Прогресс финансовых инструментов, напоминает автор, связан и с развитием таких ценностей социально ориентированного государства, как пенсии и всеобщее страхование. Родиной соответствующих идей зачастую считают Великобританию, однако подлинными пионерами на этом пути стали Германия Бисмарка и императорская Япония, предлагавшие своим подданным удивительную сделку: патриотизм и самопожертвование в обмен на социальные гарантии и финансовую стабильность.

В последней главе, посвященной финансовой глобализации и появлению «Кимерики», симбиотического государства-химеры, состоящего из Китая и США, Фергюсон не сумел противостоять искушению поучаствовать в традиционном для современной социальной науки конкурсе на лучшее объяснение различий в темпах экономического развития между западным миром и остальной планетой. Этот вопрос изначально был политическим, ведь в XIX в. именно очевидная пропасть в уровне жизни стала основанием «научного расизма». Сегодня ответ о биологических преимуществах белой расы считается недопустимым, зато существует огромное количество конкурирующих культурологических, институциональных и даже географических гипотез. Фергюсон тоже склоняется к институционализму. Он перечисляет те причины, которыми мы обычно объясняем отставание Китая после XV века. Во-первых, на эту роль претендует открытие Америки и превращение Карибских островов в огромную тростниковую плантацию. Без нее китайское сельское хозяйство оставалось заложником закона «убывающей отдачи», постоянно теряя в росте при все возрастающих затратах.
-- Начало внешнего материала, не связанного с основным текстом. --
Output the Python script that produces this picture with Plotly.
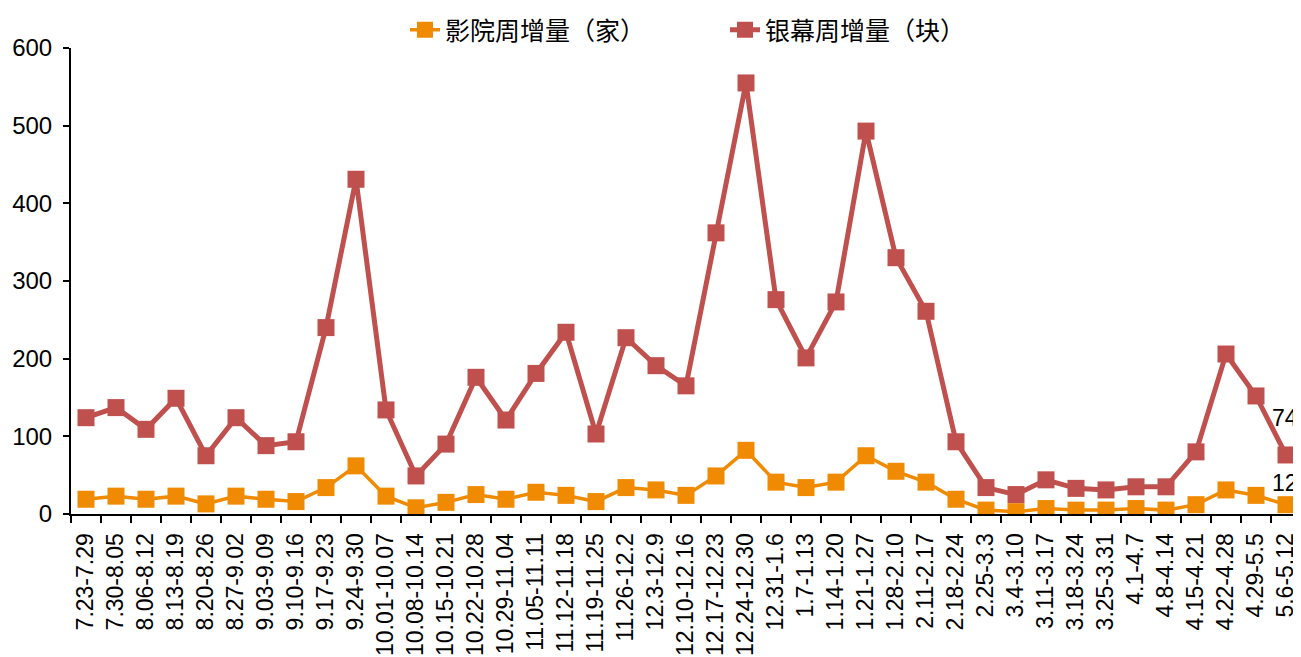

Во-вторых, речь идет о близости угольных шахт к центрам промышленного производства, что стимулировало расширенное производство древесины, хлопка, шерсти и появления «технологий двойного назначения», пригодных для создания оружия. Но, настаивает Фергюсон, свою роль в этом процессе сыграло и различие в финансовых системах Китая и Европы. Поднебесная, где существовала единая централизованная система налогообложения просто не нуждалась в финансовых инновациях, таких как рынок государственных облигаций. Не было здесь изобретено и акционерных компаний. Первые современные финансовые инструменты появились в Китае вместе с белыми колонизаторами.
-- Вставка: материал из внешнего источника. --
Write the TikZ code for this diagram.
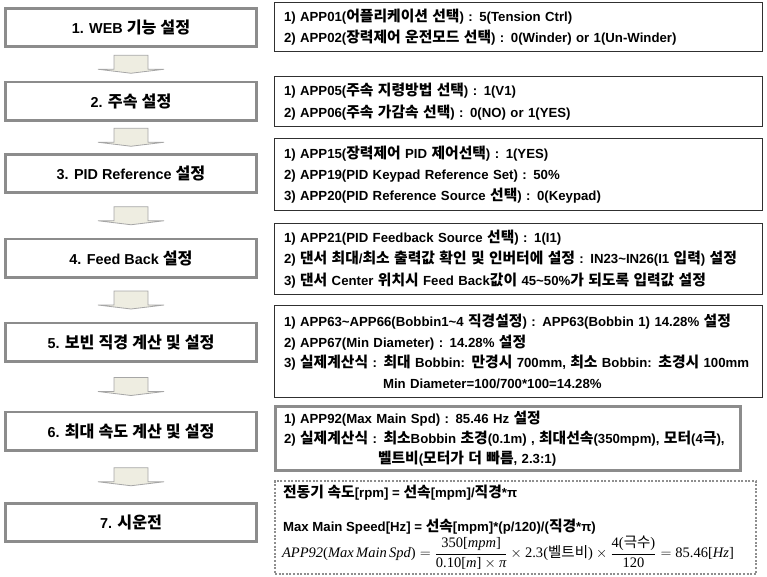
\documentclass[tikz,border=0pt]{standalone}
\usepackage{fontspec}
\setmainfont{Liberation Sans}
\newfontfamily\latinfam{Liberation Sans}
\newcommand\latinfont{\latinfam\bfseries}
\newfontfamily\krfont{Noto Sans CJK KR Bold}[Scale=1.12]
\newfontfamily\krl{Noto Sans CJK KR}
\newfontfamily\tnr{Liberation Serif}
% switch to the Korean font for Hangul syllables
\XeTeXinterchartokenstate=1
\newXeTeXintercharclass\hangulclass
\count255="AC00
\loop
  \XeTeXcharclass\count255=\hangulclass
  \ifnum\count255<"D7A3 \advance\count255 by 1
\repeat
\XeTeXinterchartoks 0 \hangulclass = {\krfont}
\XeTeXinterchartoks 4095 \hangulclass = {\krfont}
\XeTeXinterchartoks \hangulclass 0 = {\latinfont}
\XeTeXinterchartoks \hangulclass 4095 = {\latinfont}
\newcommand\nointerchar{\XeTeXinterchartokenstate=0\relax}
\usetikzlibrary{calc}
\definecolor{boxgray}{HTML}{8C8C8C}
\definecolor{arrowfill}{HTML}{EEEDE1}
\definecolor{arrowline}{HTML}{A6A6A6}
\definecolor{dotgray}{HTML}{8E8E8E}
\definecolor{thinline}{HTML}{303030}
\tikzset{
  lbox/.style={draw=boxgray, line width=2.7pt, fill=white, minimum width=251.3, minimum height=38.3,
    inner sep=0pt, font=\fontsize{14.4}{17}\selectfont\latinfont},
  rbox/.style={draw=thinline, line width=1.1pt, align=left, inner xsep=9.5pt, inner ysep=0pt,
    font=\fontsize{13.2}{21.3}\selectfont\latinfont},
  rboxthick/.style={draw=boxgray, line width=2.7pt, align=left, inner xsep=8.5pt, inner ysep=0pt,
    font=\fontsize{13.2}{19.8}\selectfont\latinfont},
  dotbox/.style={draw=dotgray, line width=2.2pt, dash pattern=on 2pt off 1.6pt, minimum width=481, minimum height=93, inner sep=0pt},
  barrow/.style={draw=arrowline, line width=0.8pt, fill=arrowfill, line join=miter},
  txt/.style={anchor=west, inner sep=0pt, font=\fontsize{13.2}{15}\selectfont\latinfont},
}
\newcommand\blockarrow[2]{%
  \draw[barrow] let \p1=($(#1.south)!0.5!(#2.north)$) in
    (\x1-17pt,\y1+9pt) -- (\x1+17pt,\y1+9pt) -- (\x1+17pt,\y1-5pt) -- (\x1+33pt,\y1-5pt)
    -- (\x1,\y1-9pt) -- (\x1-33pt,\y1-5pt) -- (\x1-17pt,\y1-5pt) -- cycle;}
\begin{document}
\begin{tikzpicture}[x=1pt,y=-1pt]
\useasboundingbox (0,0) rectangle (767,576);
% left boxes
\node[lbox] (b1) at (131,27.5) {1. WEB 기능 설정};
\node[lbox] (b2) at (131,101) {2. 주속 설정};
\node[lbox] (b3) at (131,173.5) {3. PID Reference 설정};
\node[lbox] (b4) at (131,258) {4. Feed Back 설정};
\node[lbox] (b5) at (131,342) {5. 보빈 직경 계산 및 설정};
\node[lbox] (b6) at (131,431) {6. 최대 속도 계산 및 설정};
\node[lbox] (b7) at (131,522.5) {7. 시운전};
\blockarrow{b1}{b2}
\blockarrow{b2}{b3}
\blockarrow{b3}{b4}
\blockarrow{b4}{b5}
\blockarrow{b5}{b6}
\blockarrow{b6}{b7}
% right boxes
\node[rbox, text width=469, minimum height=49] (r1) at (518.5,27) {%
1) APP01(어플리케이션 선택) : 5(Tension Ctrl)\\
\mbox{2) APP02(장력제어 운전모드 선택) : 0(Winder) or 1(Un-Winder)}};
\node[rbox, text width=469, minimum height=50] (r2) at (518.5,101.5) {%
1) APP05(주속 지령방법 선택) : 1(V1)\\
2) APP06(주속 가감속 선택) : 0(NO) or 1(YES)};
\node[rbox, text width=469, minimum height=72] (r3) at (518.5,174.5) {%
1) APP15(장력제어 PID 제어선택) : 1(YES)\\
2) APP19(PID Keypad Reference Set) : 50\%\\
3) APP20(PID Reference Source 선택) : 0(Keypad)};
\node[rbox, text width=469, minimum height=71] (r4) at (518.5,259) {%
1) APP21(PID Feedback Source 선택) : 1(I1)\\
\mbox{2) 댄서 최대/최소 출력값 확인 및 인버터에 설정 : IN23\textasciitilde IN26(I1 입력) 설정}\\
\mbox{3) 댄서 Center 위치시 Feed Back값이 45\textasciitilde 50\%가 되도록 입력값 설정}};
\node[rbox, text width=469, minimum height=92, font=\fontsize{13.2}{20.7}\selectfont\latinfont] (r5) at (518.5,351.5) {%
\mbox{1) APP63\textasciitilde APP66(Bobbin1\textasciitilde 4 직경설정) : APP63(Bobbin 1) 14.28\% 설정}\\
2) APP67(Min Diameter) : 14.28\% 설정\\
\mbox{3) 실제계산식 : 최대 Bobbin: 만경시 700mm, 최소 Bobbin: 초경시 100mm}\\
\hspace*{99pt}Min Diameter=100/700*100=14.28\%};
\node[rboxthick, text width=448, minimum height=64.3] (r6) at (508,438.5) {%
1) APP92(Max Main Spd) : 85.46 Hz 설정\\
\mbox{2) 실제계산식 : 최소Bobbin 초경(0.1m) , 최대선속(350mpm), 모터(4극),}\\
\hspace*{94pt}벨트비(모터가 더 빠름, 2.3:1)};
\node[dotbox] (r7) at (515.5,527.5) {};
\node[txt] (t1) at ([xshift=9pt]r7.west |- 0,493) {전동기 속도[rpm] = 선속[mpm]/직경*π};
\node[txt] (t2) at ([xshift=9pt]r7.west |- 0,527) {Max Main Speed[Hz] = 선속[mpm]*(p/120)/(직경*π)};
\node[anchor=west, inner sep=0pt, font=\fontsize{14.5}{16}\selectfont] (t3) at ([xshift=8pt]r7.west |- 0,553) {\nointerchar
$\mbox{\tnr\itshape APP92}\mbox{\tnr(}\mbox{\tnr\itshape Max\,Main\,Spd}\mbox{\tnr)} =
\displaystyle\frac{\mbox{\tnr 350[\itshape mpm\upshape]}}{\mbox{\tnr 0.10[\itshape m\upshape]}\times\mbox{\tnr\itshape π}}
\times \mbox{\tnr 2.3(}\mbox{\krl 벨트비}\mbox{\tnr)} \times
\frac{\mbox{\tnr 4(}\mbox{\krl 극수}\mbox{\tnr)}}{\mbox{\tnr 120}} = \mbox{\tnr 85.46[\itshape Hz\upshape]}$};
\end{tikzpicture}
\end{document}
В конце книги автор связывает модные идеи Нассима Талеба о фундаментальной неопределенности финансового мира с известными рассуждениями Йозефа Шумпетера о природе модернизации как «творческого разрушения». Очевидно, что гибкость и разнородность финансовых инструментов, доступных нам сегодня, является оборотной стороной финансовых рисков, так что говорить о наличии такой связи означает изрекать трюизм.

Минусы книги Фергюсона очевидны: это действительно упрощенный очерк, использующий модели, которые никуда не годятся с точки зрения переднего края современной исторической науки. Он — как принято говорить в казенном языке российских диссертационных советов — ни в коей мере не может претендовать на полноту исследования темы финансовой истории мира. Правы и те критики автора, которые упрекают его в построении книги по образцу американского телешоу («из этой главы вы узнаете… каждое великое историческое событие хранит в себе финансовую тайну…»). Тем не менее Фергюсон сделал очень полезное дело, написав популярную историю денег. «Восхождением…» можно провоцировать, оно демонстрирует горизонт для сложнейших междисциплинарных исследований, лежащих на пересечении традиционной истории, социологии, финансовой аналитики и массовой психологии. Ну и в конце концов, Фергюсона просто приятно и интересно читать, за что его, вероятно, и недолюбливают экономисты. Было бы неплохо, кстати говоря, увидеть на русском языке первую и наиболее известную книгу этого же автора «Дом Ротшильдов», некоторые из сюжетов которой, как мы видели, попали и в «Восхождение денег».